For your listening pleasure here is a full orchestral presentation of John Cage 4:33
Wednesday, March 14, 2007
In the taxi today I asked a Russian if he knew the mighty handful, and to my surprise he said yes and when I challenged him he reeled off the names of Alexander Borodin, Modest Mussorgsky, and Nikolay Rimsky-Korsakov. No they are not ice-hockey players, they are russian composers, but then again you knew that.
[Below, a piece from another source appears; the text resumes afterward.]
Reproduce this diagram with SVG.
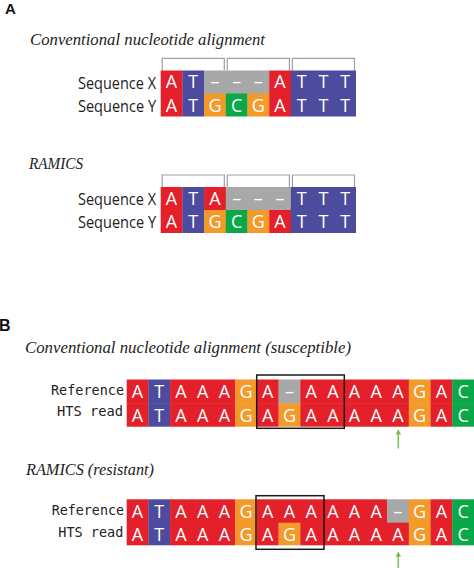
<svg xmlns="http://www.w3.org/2000/svg" width="474" height="568" viewBox="0 0 474 568">
<style>
.r{fill:#E4202A}.b{fill:#4C4B9E}.o{fill:#F39A2B}.g{fill:#0BA84A}.x{fill:#A8A8A8}
.n{font-family:"Open Sans","Liberation Sans",sans-serif;font-size:18px;fill:#fff;text-anchor:middle}
.lab{font-family:"Liberation Sans",Arial,sans-serif;font-weight:bold;fill:#111}
.ttl{font-family:"Liberation Serif","Times New Roman",serif;font-style:italic;fill:#222}
.seq{font-family:"Open Sans","Liberation Sans",sans-serif;font-size:16.5px;fill:#222;text-anchor:end}
.mono{font-family:"DejaVu Sans Mono","Liberation Mono",monospace;font-size:14px;fill:#222;text-anchor:end}
.br{fill:none;stroke:#A0A0A0;stroke-width:1.2}
.box{fill:none;stroke:#1a1a1a;stroke-width:1.5}
.arr{stroke:#7DBB5A;stroke-width:1.5;fill:none}
.ah{fill:#7DBB5A}
</style>
<g id="labels">
<text class="lab" x="5" y="14" font-size="15">A</text>
<text class="lab" x="-1" y="331" font-size="16">B</text>
<text class="ttl" x="30" y="45" font-size="16.5" textLength="235" lengthAdjust="spacingAndGlyphs">Conventional nucleotide alignment</text>
<text class="ttl" x="29" y="169" font-size="16.5" textLength="54" lengthAdjust="spacingAndGlyphs">RAMICS</text>
<text class="ttl" x="25" y="353" font-size="17" textLength="326" lengthAdjust="spacingAndGlyphs">Conventional nucleotide alignment (susceptible)</text>
<text class="ttl" x="26" y="475" font-size="17" textLength="128" lengthAdjust="spacingAndGlyphs">RAMICS (resistant)</text>
</g>

<g id="alignA1">
<path class="br" d="M162.2 70.5V58.3H224.3V70.5M227.3 70.5V58.3H289.4V70.5M292.4 70.5V58.3H354.5V70.5"/>
<text class="seq" x="156" y="89" textLength="78" lengthAdjust="spacingAndGlyphs">Sequence X</text>
<text class="seq" x="156" y="112" textLength="78" lengthAdjust="spacingAndGlyphs">Sequence Y</text>
<rect class="r" x="160.7" y="70.5" width="21.9" height="23.5"/>
<rect class="b" x="182.4" y="70.5" width="21.9" height="23.5"/>
<rect class="x" x="204.1" y="70.5" width="65.3" height="23.5"/>
<rect class="r" x="269.2" y="70.5" width="21.9" height="23.5"/>
<rect class="b" x="290.9" y="70.5" width="65.1" height="23.5"/>
<rect class="r" x="160.7" y="93.5" width="21.9" height="23"/>
<rect class="b" x="182.4" y="93.5" width="21.9" height="23"/>
<rect class="o" x="204.1" y="93.5" width="21.9" height="23"/>
<rect class="g" x="225.8" y="93.5" width="21.9" height="23"/>
<rect class="o" x="247.5" y="93.5" width="21.9" height="23"/>
<rect class="r" x="269.2" y="93.5" width="21.9" height="23"/>
<rect class="b" x="290.9" y="93.5" width="65.1" height="23"/>
<text class="n" y="88"><tspan x="171.55">A</tspan><tspan x="193.25">T</tspan><tspan x="214.95">–</tspan><tspan x="236.65">–</tspan><tspan x="258.35">–</tspan><tspan x="280.05">A</tspan><tspan x="301.75">T</tspan><tspan x="323.45">T</tspan><tspan x="345.15">T</tspan></text>
<text class="n" y="111.5"><tspan x="171.55">A</tspan><tspan x="193.25">T</tspan><tspan x="214.95">G</tspan><tspan x="236.65">C</tspan><tspan x="258.35">G</tspan><tspan x="280.05">A</tspan><tspan x="301.75">T</tspan><tspan x="323.45">T</tspan><tspan x="345.15">T</tspan></text>
</g>

<g id="alignA2">
<path class="br" d="M162.2 187V175H224.3V187M227.3 187V175H289.4V187M292.4 187V175H354.5V187"/>
<text class="seq" x="156" y="205" textLength="78" lengthAdjust="spacingAndGlyphs">Sequence X</text>
<text class="seq" x="156" y="228.3" textLength="78" lengthAdjust="spacingAndGlyphs">Sequence Y</text>
<rect class="r" x="160.7" y="187" width="21.9" height="23.5"/>
<rect class="b" x="182.4" y="187" width="21.9" height="23.5"/>
<rect class="r" x="204.1" y="187" width="21.9" height="23.5"/>
<rect class="x" x="225.8" y="187" width="65.3" height="23.5"/>
<rect class="b" x="290.9" y="187" width="65.1" height="23.5"/>
<rect class="r" x="160.7" y="210" width="21.9" height="23"/>
<rect class="b" x="182.4" y="210" width="21.9" height="23"/>
<rect class="o" x="204.1" y="210" width="21.9" height="23"/>
<rect class="g" x="225.8" y="210" width="21.9" height="23"/>
<rect class="o" x="247.5" y="210" width="21.9" height="23"/>
<rect class="r" x="269.2" y="210" width="21.9" height="23"/>
<rect class="b" x="290.9" y="210" width="65.1" height="23"/>
<text class="n" y="204.5"><tspan x="171.55">A</tspan><tspan x="193.25">T</tspan><tspan x="214.95">A</tspan><tspan x="236.65">–</tspan><tspan x="258.35">–</tspan><tspan x="280.05">–</tspan><tspan x="301.75">T</tspan><tspan x="323.45">T</tspan><tspan x="345.15">T</tspan></text>
<text class="n" y="228"><tspan x="171.55">A</tspan><tspan x="193.25">T</tspan><tspan x="214.95">G</tspan><tspan x="236.65">C</tspan><tspan x="258.35">G</tspan><tspan x="280.05">A</tspan><tspan x="301.75">T</tspan><tspan x="323.45">T</tspan><tspan x="345.15">T</tspan></text>
</g>

<g id="alignB1">
<text class="mono" x="124" y="395" textLength="73" lengthAdjust="spacingAndGlyphs">Reference</text>
<text class="mono" x="123" y="416" textLength="66" lengthAdjust="spacingAndGlyphs">HTS read</text>
<rect class="r" x="126.7" y="379.5" width="21.9" height="24.3"/>
<rect class="b" x="148.4" y="379.5" width="21.9" height="24.3"/>
<rect class="r" x="170.1" y="379.5" width="65.3" height="24.3"/>
<rect class="o" x="235.2" y="379.5" width="21.9" height="24.3"/>
<rect class="r" x="256.9" y="379.5" width="21.9" height="24.3"/>
<rect class="x" x="278.6" y="379.5" width="21.9" height="24.3"/>
<rect class="r" x="300.3" y="379.5" width="108.7" height="24.3"/>
<rect class="o" x="408.8" y="379.5" width="21.9" height="24.3"/>
<rect class="r" x="430.5" y="379.5" width="21.9" height="24.3"/>
<rect class="g" x="452.2" y="379.5" width="21.8" height="24.3"/>
<rect class="r" x="126.7" y="403.3" width="21.9" height="23.4"/>
<rect class="b" x="148.4" y="403.3" width="21.9" height="23.4"/>
<rect class="r" x="170.1" y="403.3" width="65.3" height="23.4"/>
<rect class="o" x="235.2" y="403.3" width="21.9" height="23.4"/>
<rect class="r" x="256.9" y="403.3" width="21.9" height="23.4"/>
<rect class="o" x="278.6" y="403.3" width="21.9" height="23.4"/>
<rect class="r" x="300.3" y="403.3" width="108.7" height="23.4"/>
<rect class="o" x="408.8" y="403.3" width="21.9" height="23.4"/>
<rect class="r" x="430.5" y="403.3" width="21.9" height="23.4"/>
<rect class="g" x="452.2" y="403.3" width="21.8" height="23.4"/>
<text class="n" y="398"><tspan x="137.55">A</tspan><tspan x="159.25">T</tspan><tspan x="180.95">A</tspan><tspan x="202.65">A</tspan><tspan x="224.35">A</tspan><tspan x="246.05">G</tspan><tspan x="267.75">A</tspan><tspan x="289.45">–</tspan><tspan x="311.15">A</tspan><tspan x="332.85">A</tspan><tspan x="354.55">A</tspan><tspan x="376.25">A</tspan><tspan x="397.95">A</tspan><tspan x="419.65">G</tspan><tspan x="441.35">A</tspan><tspan x="463.05">C</tspan></text>
<text class="n" y="421.8"><tspan x="137.55">A</tspan><tspan x="159.25">T</tspan><tspan x="180.95">A</tspan><tspan x="202.65">A</tspan><tspan x="224.35">A</tspan><tspan x="246.05">G</tspan><tspan x="267.75">A</tspan><tspan x="289.45">G</tspan><tspan x="311.15">A</tspan><tspan x="332.85">A</tspan><tspan x="354.55">A</tspan><tspan x="376.25">A</tspan><tspan x="397.95">A</tspan><tspan x="419.65">G</tspan><tspan x="441.35">A</tspan><tspan x="463.05">C</tspan></text>
<rect class="box" x="256.7" y="375" width="87.6" height="53.3"/>
</g>

<g id="alignB2">
<text class="mono" x="124" y="515" textLength="72.3" lengthAdjust="spacingAndGlyphs">Reference</text>
<text class="mono" x="123.3" y="537.3" textLength="65" lengthAdjust="spacingAndGlyphs">HTS read</text>
<rect class="r" x="126.7" y="499.3" width="21.9" height="23.9"/>
<rect class="b" x="148.4" y="499.3" width="21.9" height="23.9"/>
<rect class="r" x="170.1" y="499.3" width="65.3" height="23.9"/>
<rect class="o" x="235.2" y="499.3" width="21.9" height="23.9"/>
<rect class="r" x="256.9" y="499.3" width="130.4" height="23.9"/>
<rect class="x" x="387.1" y="499.3" width="21.9" height="23.9"/>
<rect class="o" x="408.8" y="499.3" width="21.9" height="23.9"/>
<rect class="r" x="430.5" y="499.3" width="21.9" height="23.9"/>
<rect class="g" x="452.2" y="499.3" width="21.8" height="23.9"/>
<rect class="r" x="126.7" y="522.7" width="21.9" height="22.6"/>
<rect class="b" x="148.4" y="522.7" width="21.9" height="22.6"/>
<rect class="r" x="170.1" y="522.7" width="65.3" height="22.6"/>
<rect class="o" x="235.2" y="522.7" width="21.9" height="22.6"/>
<rect class="r" x="256.9" y="522.7" width="21.9" height="22.6"/>
<rect class="o" x="278.6" y="522.7" width="21.9" height="22.6"/>
<rect class="r" x="300.3" y="522.7" width="108.7" height="22.6"/>
<rect class="o" x="408.8" y="522.7" width="21.9" height="22.6"/>
<rect class="r" x="430.5" y="522.7" width="21.9" height="22.6"/>
<rect class="g" x="452.2" y="522.7" width="21.8" height="22.6"/>
<text class="n" y="517.8"><tspan x="137.55">A</tspan><tspan x="159.25">T</tspan><tspan x="180.95">A</tspan><tspan x="202.65">A</tspan><tspan x="224.35">A</tspan><tspan x="246.05">G</tspan><tspan x="267.75">A</tspan><tspan x="289.45">A</tspan><tspan x="311.15">A</tspan><tspan x="332.85">A</tspan><tspan x="354.55">A</tspan><tspan x="376.25">A</tspan><tspan x="397.95">–</tspan><tspan x="419.65">G</tspan><tspan x="441.35">A</tspan><tspan x="463.05">C</tspan></text>
<text class="n" y="541"><tspan x="137.55">A</tspan><tspan x="159.25">T</tspan><tspan x="180.95">A</tspan><tspan x="202.65">A</tspan><tspan x="224.35">A</tspan><tspan x="246.05">G</tspan><tspan x="267.75">A</tspan><tspan x="289.45">G</tspan><tspan x="311.15">A</tspan><tspan x="332.85">A</tspan><tspan x="354.55">A</tspan><tspan x="376.25">A</tspan><tspan x="397.95">A</tspan><tspan x="419.65">G</tspan><tspan x="441.35">A</tspan><tspan x="463.05">C</tspan></text>
<rect class="box" x="256" y="495.7" width="68" height="53.6"/>
</g>

<g id="connectors">
<line class="arr" x1="398.3" y1="448.5" x2="398.3" y2="433"/>
<polygon class="ah" points="398.3,429.3 395.6,434.5 401,434.5"/>
<line class="arr" x1="398.3" y1="568" x2="398.3" y2="555"/>
<polygon class="ah" points="398.3,551.5 395.6,556.7 401,556.7"/>
</g>
</svg>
Apparently none of the mighty handful had any musical training yet they wanted to produce a music that was distinctly Russian, and they set about doing this by growing big black bushy beards and drinking vodka, and being critical of each other
A protege of theirs was Pyotr Ilyich Tchaikovsky his bread was neat and trimed and grey which of course marked him out as being gay, He went ahead and married a nutcase called Antonina Miliukova, and after a couple of weeks of marriage tried to top himself by drowning. He failed since the water was only waist deep. All he succeeded in doing was catching the cold. Things went from bad to worse so he left his wife. She never gave him a divorce, and years later at the end of her life Antonina was locked up in an insane asylum and died.
Nadezhda von Meck, was next on Pyotr's list. They exchanged 1200 letters and she financed him to the tune of 6,000 roubles a year. When she discovered what the small gray neatly trimed beard ment she never wrote him another letter and never gave him another penny. Three months after Tchaikovsky died she died of a choking fit.
Everyone has heard the 1812 Overture by Tchaikovsky, we all get our education in classical music seconf hand through films. The 1812 featured in the film Gorky Park (1983). and in Dead Poets Society (1989), Robin Williams' character (John Keating) whistles the overture.
Tchaikovsky might haved ended his life by poisoning himself or dying of cholera. Nobody seems to know.
Pyotr and Antonina, Rock and Doris everything changes yet everything remains the same.